• _Prompt_: Gather up the lines with the word "LaTeX" in them.

┌──

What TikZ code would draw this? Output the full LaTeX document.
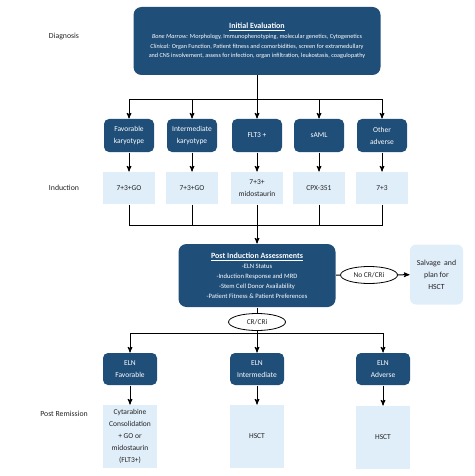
\documentclass[tikz,border=0pt]{standalone}
\usepackage{fontspec}
\setmainfont{Carlito}
\usepackage{tikz}
\usetikzlibrary{arrows,shapes.geometric}
\definecolor{node_dark}{RGB}{31,78,121}
\definecolor{node_light}{RGB}{224,238,250}
\definecolor{text_gray}{RGB}{35,35,35}

\begin{document}
\begin{tikzpicture}[->,line width=1pt,>=stealth',x=1pt,y=-1pt]
    \tikzstyle{box}=[align=center, inner sep=1pt, font=\fontsize{7.5}{12}\selectfont]
    \tikzstyle{dk}=[style=box, fill=node_dark, text=white, rounded corners=5pt, minimum width=50pt, minimum height=33pt]
    \tikzstyle{lt}=[style=box, fill=node_light, text=text_gray, minimum width=52pt, minimum height=32pt]
    \tikzstyle{ov}=[ellipse, draw=black, line width=0.8pt, fill=white, inner sep=0pt, minimum width=57pt, minimum height=17pt, text=text_gray, font=\fontsize{7.4}{8}\selectfont]
    \tikzstyle{lbl}=[font=\fontsize{7.8}{9}\selectfont, text=text_gray]

    \useasboundingbox (0,0) rectangle (474,476);

    % stage labels
    \node[lbl] (diag) at (64,36)  {Diagnosis};
    \node[lbl] (ind)  at (64,188) {Induction};
    \node[lbl] (rem)  at (64,414) {Post Remission};

    % diagnosis
    \node[dk, minimum width=247pt, minimum height=68pt, rounded corners=8pt, font=\fontsize{6.2}{9.6}\selectfont] (init) at (257,41)
      {{\fontsize{8}{10}\selectfont\bfseries\underline{Initial Evaluation}}\\
       \textit{Bone Marrow:} Morphology, Immunophenotyping, molecular genetics, Cytogenetics\\
       \textit{Clinical:} Organ Function, Patient fitness and comorbidities, screen for extramedullary\\
       and CNS involvement, assess for infection, organ infiltration, leukostasis, coagulopathy};

    % subgroups
    \node[dk] (fav)   at (129,135.5) {Favorable\\karyotype};
    \node[dk] (inter) at (192,135.5) {Intermediate\\karyotype};
    \node[dk] (flt)   at (257,135.5) {FLT3 +};
    \node[dk] (saml)  at (319,135.5) {sAML};
    \node[dk] (oth)   at (382,135.5) {Other\\adverse};

    % induction
    \node[lt] (i_fav)   at (129,188) {7+3+GO};
    \node[lt] (i_inter) at (192,188) {7+3+GO};
    \node[lt] (i_flt)   at (257,188) {7+3+\\midostaurin};
    \node[lt] (i_saml)  at (319,188) {CPX-351};
    \node[lt] (i_oth)   at (382,188) {7+3};

    % post induction
    \node[dk, minimum width=157pt, minimum height=63pt, rounded corners=8pt, font=\fontsize{6.6}{10}\selectfont] (post) at (257,275.5)
      {{\fontsize{8}{10}\selectfont\bfseries\underline{Post Induction Assessments}}\\
       -ELN Status\\
       -Induction Response and MRD\\
       -Stem Cell Donor Availability\\
       -Patient Fitness \& Patient Preferences};
    \node[ov] (nocr) at (369,275) {No CR/CRi};
    \node[lt, rounded corners=6pt, minimum width=53pt, minimum height=60pt, font=\fontsize{7.8}{12}\selectfont] (salv) at (436.5,274.5)
      {Salvage\ \ and\\plan for\\HSCT};
    \node[ov] (cr) at (257,322) {CR/CRi};

    % ELN risk
    \node[dk, minimum width=54pt, minimum height=32pt] (elnf) at (130,369) {ELN\\Favorable};
    \node[dk, minimum width=54pt, minimum height=32pt] (elni) at (257,369) {ELN\\Intermediate};
    \node[dk, minimum width=54pt, minimum height=32pt] (elna) at (383,369) {ELN\\Adverse};

    % post remission
    \node[lt, minimum width=54pt, minimum height=63pt] (r_fav) at (130,436.5)
      {Cytarabine\\Consolidation\\+ GO or\\midostaurin\\(FLT3+)};
    \node[lt, minimum width=54pt, minimum height=63pt] (r_int) at (257,436.5) {HSCT};
    \node[lt, minimum width=54pt, minimum height=63pt] (r_adv) at (383,437.5) {HSCT};

    \coordinate (split) at (257,100);
    \coordinate (merge) at (257,225);
    \coordinate (split2) at (257,333);

    \draw[-] (init) -- (split);
    \foreach \n in {fav,inter,flt,saml,oth}
      \draw (split) -| (\n);
    \draw (fav) -- (i_fav);
    \draw (inter) -- (i_inter);
    \draw (flt) -- (i_flt);
    \draw (saml) -- (i_saml);
    \draw (oth) -- (i_oth);
    \foreach \n in {i_fav,i_inter,i_flt,i_saml,i_oth}
      \draw[-] (\n) |- (merge);
    \draw (merge) -- (post);
    \draw[-] (post) -- (nocr);
    \draw (nocr) -- (salv);
    \draw[-] (post) -- (cr);
    \draw[-] (cr) -- (split2);
    \foreach \n in {elnf,elni,elna}
      \draw (split2) -| (\n);
    \draw (elnf) -- (r_fav);
    \draw (elni) -- (r_int);
    \draw (elna) -- (r_adv);
\end{tikzpicture}
\end{document}
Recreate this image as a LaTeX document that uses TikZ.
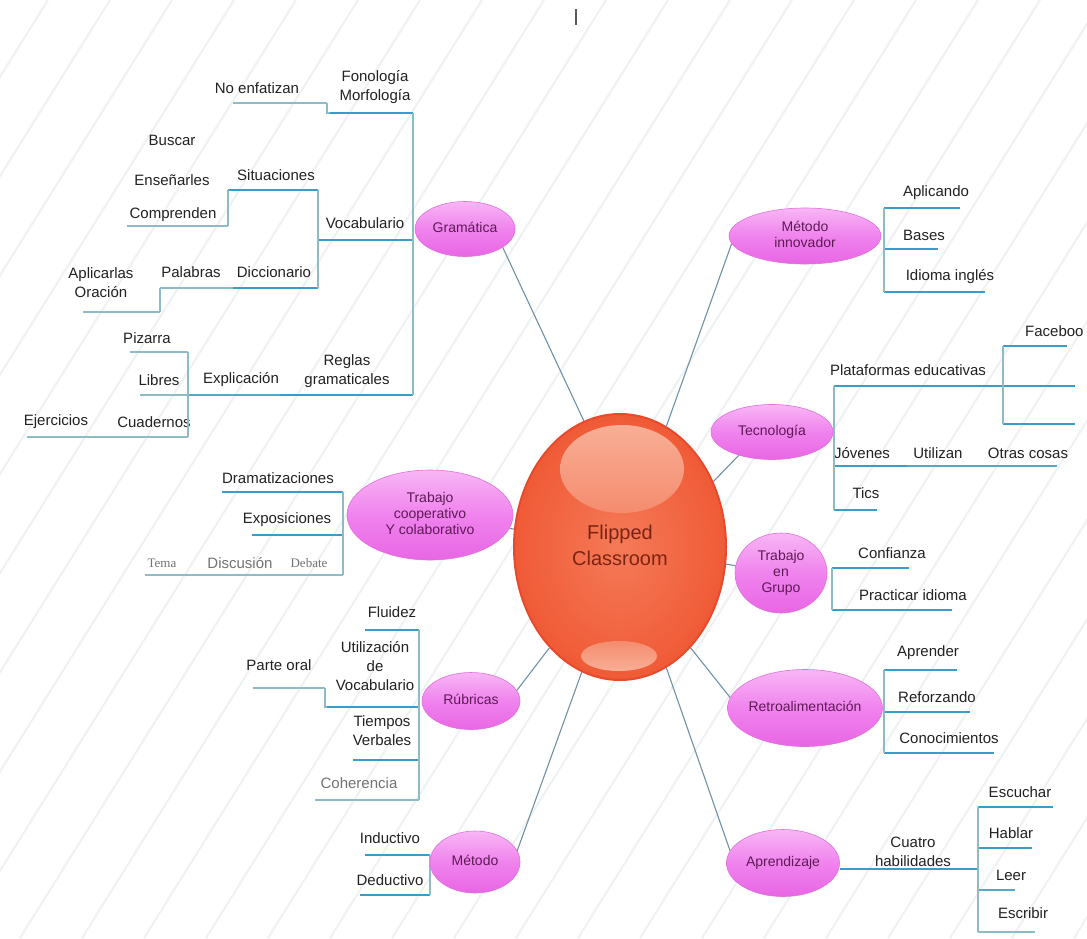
\documentclass[tikz,border=0pt]{standalone}
\usepackage{fontspec}
\setmainfont{Liberation Sans}
\newfontfamily\serifx{Liberation Serif}
\usetikzlibrary{shapes.geometric}
\definecolor{ulblue}{HTML}{3A9CC8}
\definecolor{brc}{HTML}{8DBBC6}
\definecolor{linkc}{HTML}{7191A6}
\definecolor{txt}{HTML}{222222}
\definecolor{stripec}{HTML}{EFF2F2}
\definecolor{pinkL}{HTML}{F8B6F5}
\definecolor{pinkM}{HTML}{F083EE}
\definecolor{pinkD}{HTML}{E866E4}
\definecolor{pinkB}{HTML}{E070DC}
\definecolor{ptext}{HTML}{5E1A55}
\definecolor{rootF}{HTML}{F05A36}
\definecolor{rootIn}{HTML}{F57A58}
\definecolor{rootB}{HTML}{E8492A}
\definecolor{rootH}{HTML}{F8AE96}
\definecolor{rootH2}{HTML}{F58C6E}
\definecolor{roottext}{HTML}{7A2414}
\newcommand\zb[1]{\makebox[0pt]{\begin{tabular}{@{}c@{}}#1\end{tabular}}}
\newcommand\mmlab[9]{%
  \node[#1] (#2) at (#3,#4) {#5};
  \coordinate (#2-l) at (#6,#8);
  \coordinate (#2-r) at (#7,#8);
  \draw[#9] (#2-l) -- (#2-r);}
\begin{document}
\begin{tikzpicture}[x=1pt,y=-1pt,
  lbl/.style={font=\fontsize{15}{19}\selectfont, text=txt, inner sep=0pt, align=center},
  lblg/.style={lbl, text=black!55},
  lblsm/.style={lbl, font=\serifx\fontsize{13}{15}\selectfont, text=black!55},
  ul/.style={draw=ulblue, line width=2.2pt},
  ulm/.style={draw=ulblue!65!brc, line width=1.5pt},
  ulthin/.style={draw=brc, line width=1.1pt},
  br/.style={draw=brc, line width=1.1pt},
  link/.style={draw=linkc, line width=1.1pt},
  pinknode/.style={ellipse, inner sep=0pt, draw=pinkB, line width=0.6pt,
    top color=pinkL, bottom color=pinkD, middle color=pinkM,
    font=\fontsize{14}{16}\selectfont, text=ptext},
  stripe/.style={draw=stripec, line width=2pt}]
\useasboundingbox (0,0) rectangle (1087,938);
\fill[white] (0,0) rectangle (1087,938);
\begin{scope}
\clip (0,0) rectangle (1087,938);
\foreach \k in {0,...,28} \draw[stripe] ({-600+62*\k},938) -- ++(586,-938);
\end{scope}
\draw[line width=1.5pt, black!65] (576,9) -- (576,25);

% ---------- Gramatica branch
\mmlab{lbl}{fon}{375}{87}{Fonología\\Morfología}{330}{413}{113}{ul}
\mmlab{lbl}{noe}{257}{88}{No enfatizan}{233}{327}{103}{ulthin}
\mmlab{lbl}{voc}{365}{223}{Vocabulario}{318}{413}{240}{ul}
\mmlab{lbl}{sit}{276}{175}{Situaciones}{228}{318}{190}{ul}
\mmlab{lbl}{dic}{274}{272}{Diccionario}{233}{318}{288}{ul}
\mmlab{lbl}{com}{173}{215}{Comprenden}{127}{228}{226}{ulthin}
\node[lbl] (ens) at (172,180) {Enseñarles};
\node[lbl] (bus) at (172,140) {Buscar};
\mmlab{lbl}{pal}{191}{272}{Palabras}{160}{233}{288}{ulthin}
\mmlab{lbl}{apl}{101}{283}{Aplicarlas\\Oración}{83}{160}{312}{ulthin}
\mmlab{lbl}{reg}{347}{371}{Reglas\\gramaticales}{280}{413}{395}{ul}
\mmlab{lbl}{exp}{241}{380}{Explicación}{188}{280}{395}{ulm}
\mmlab{lbl}{piz}{147}{338}{Pizarra}{130}{188}{352}{ulthin}
\mmlab{lbl}{lib}{159}{380}{Libres}{140}{188}{395}{ulthin}
\mmlab{lbl}{cua}{154}{422}{Cuadernos}{100}{188}{437}{ulthin}
\mmlab{lbl}{eje}{56}{422}{Ejercicios}{27}{100}{437}{ulthin}
\draw[br] (fon-r) -- (reg-r);
\draw[br] (noe-r) |- (fon-l);
\draw[br] (sit-r) -- (dic-r);
\draw[br] (com-r) -- (sit-l);
\draw[br] (apl-r) -- (pal-l);
\draw[br] (piz-r) -- (cua-r);

% ---------- Trabajo cooperativo branch
\mmlab{lbl}{dra}{278}{478}{Dramatizaciones}{222}{343}{492}{ul}
\mmlab{lbl}{expo}{287}{520}{Exposiciones}{252}{343}{535}{ul}
\mmlab{lblsm}{deb}{309}{563}{Debate}{280}{343}{575}{ulthin}
\mmlab{lblg}{dis}{240}{563}{Discusión}{205}{280}{575}{ulthin}
\mmlab{lblsm}{tem}{162}{563}{Tema}{145}{205}{575}{ulthin}
\draw[br] (dra-r) -- (deb-r);

% ---------- Rubricas branch
\mmlab{lbl}{flu}{392}{612}{Fluidez}{365}{419}{630}{ul}
\mmlab{lbl}{uti}{375}{666}{Utilización\\de\\Vocabulario}{327}{419}{707}{ul}
\mmlab{lbl}{par}{279}{665}{Parte oral}{253}{325}{688}{ulthin}
\mmlab{lbl}{tie}{382}{731}{Tiempos\\Verbales}{353}{419}{760}{ul}
\mmlab{lblg}{coh}{359}{783}{Coherencia}{315}{419}{800}{ulthin}
\draw[br] (flu-r) -- (coh-r);
\draw[br] (par-r) |- (uti-l);

% ---------- Metodo branch
\mmlab{lbl}{ind}{390}{838}{Inductivo}{365}{430}{855}{ul}
\mmlab{lbl}{ded}{390}{880}{Deductivo}{360}{430}{895}{ul}
\draw[br] (ind-r) -- (ded-r);

% ---------- Metodo innovador branch
\mmlab{lbl}{apc}{936}{193}{Aplicando}{884}{960}{208}{ul}
\mmlab{lbl}{bas}{924}{235}{Bases}{884}{938}{249}{ul}
\mmlab{lbl}{idi}{950}{277}{Idioma inglés}{884}{985}{292}{ul}
\draw[br] (apc-l) -- (idi-l);

% ---------- Tecnologia branch
\mmlab{lbl}{pla}{908}{370}{Plataformas educativas}{834}{1003}{386}{ul}
\mmlab{lbl, anchor=west}{fb}{1025}{331}{Faceboo}{1003}{1067}{346}{ul}
\coordinate (fb2-l) at (1003,386); \coordinate (fb2-r) at (1075,386);
\coordinate (fb3-l) at (1003,424); \coordinate (fb3-r) at (1075,424);
\draw[ul] (fb2-l) -- (fb2-r);
\draw[ul] (fb3-l) -- (fb3-r);
\draw[br] (fb-l) -- (fb3-l);
\mmlab{lbl}{jov}{862}{453}{Jóvenes}{834}{907}{466}{ul}
\mmlab{lbl}{uzn}{938}{453}{Utilizan}{907}{972}{466}{ulm}
\mmlab{lbl}{otr}{1028}{453}{Otras cosas}{972}{1057}{466}{ulm}
\mmlab{lbl}{tic}{866}{493}{Tics}{834}{877}{510}{ul}
\draw[br] (pla-l) -- (tic-l);

% ---------- Trabajo en grupo branch
\mmlab{lbl}{con}{892}{553}{Confianza}{832}{909}{568}{ul}
\mmlab{lbl}{pra}{913}{595}{Practicar idioma}{832}{952}{610}{ul}
\draw[br] (con-l) -- (pra-l);

% ---------- Retroalimentacion branch
\mmlab{lbl}{apr}{928}{653}{Aprender}{884}{957}{670}{ul}
\mmlab{lbl}{ref}{937}{697}{Reforzando}{884}{970}{712}{ul}
\mmlab{lbl}{cono}{949}{738}{Conocimientos}{884}{994}{753}{ul}
\draw[br] (apr-l) -- (cono-l);

% ---------- Aprendizaje branch
\mmlab{lbl}{cuh}{913}{852}{Cuatro\\habilidades}{840}{978}{869}{ul}
\mmlab{lbl}{esc}{1020}{792}{Escuchar}{978}{1053}{807}{ul}
\mmlab{lbl}{hab}{1011}{833}{Hablar}{978}{1032}{848}{ul}
\mmlab{lbl}{lee}{1011}{875}{Leer}{978}{1015}{890}{ulm}
\mmlab{lbl}{escr}{1023}{913}{Escribir}{978}{1035}{932}{ulthin}
\draw[br] (esc-l) -- (escr-l);

% ---------- central node
\node[ellipse, minimum width=212, minimum height=266, inner sep=0pt,
  draw=rootB, line width=2pt, inner color=rootIn, outer color=rootF,
  font=\fontsize{20}{26}\selectfont, text=roottext] (root) at (620,547)
  {\zb{Flipped\\Classroom}};
\shade[top color=rootH, bottom color=rootH2] (622,469) ellipse [x radius=62, y radius=44];
\shade[top color=rootH2, bottom color=rootH] (619,656) ellipse [x radius=38, y radius=15];

% ---------- pink nodes
\node[pinknode, minimum width=100, minimum height=55] (gram) at (465,229) {\zb{Gramática}};
\node[pinknode, minimum width=152, minimum height=56] (minn) at (805,236) {\zb{Método\\innovador}};
\node[pinknode, minimum width=122, minimum height=55] (tec) at (772,432) {\zb{Tecnología}};
\node[pinknode, minimum width=92, minimum height=80] (teg) at (781,573) {\zb{Trabajo\\en\\Grupo}};
\node[pinknode, minimum width=155, minimum height=77] (retro) at (805,708) {\zb{Retroalimentación}};
\node[pinknode, minimum width=113, minimum height=67] (apre) at (783,863) {\zb{Aprendizaje}};
\node[pinknode, minimum width=166, minimum height=90] (tco) at (430,515) {\zb{Trabajo\\cooperativo\\Y colaborativo}};
\node[pinknode, minimum width=98, minimum height=57] (rub) at (471,701) {\zb{Rúbricas}};
\node[pinknode, minimum width=90, minimum height=62] (met) at (475,862) {\zb{Método}};

% ---------- links from centre
\draw[link] (root.106) -- (gram.-26);
\draw[link] (root.69) -- (minn.186);
\draw[link] (root.35) -- (tec.215);
\draw[link] (root.-55) -- (retro.172);
\draw[link] (root.-69) -- (apre.167);
\draw[link] (root.253) -- (met.15);
\draw[link] (root.235) -- (rub.13);
\draw[link] (root) -- (tco);
\draw[link] (root) -- (teg);
\end{tikzpicture}
\end{document}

└──

• _Output of the task_:
What TikZ code would draw this? Output the full LaTeX document.
Recreate this image as a LaTeX document that uses TikZ.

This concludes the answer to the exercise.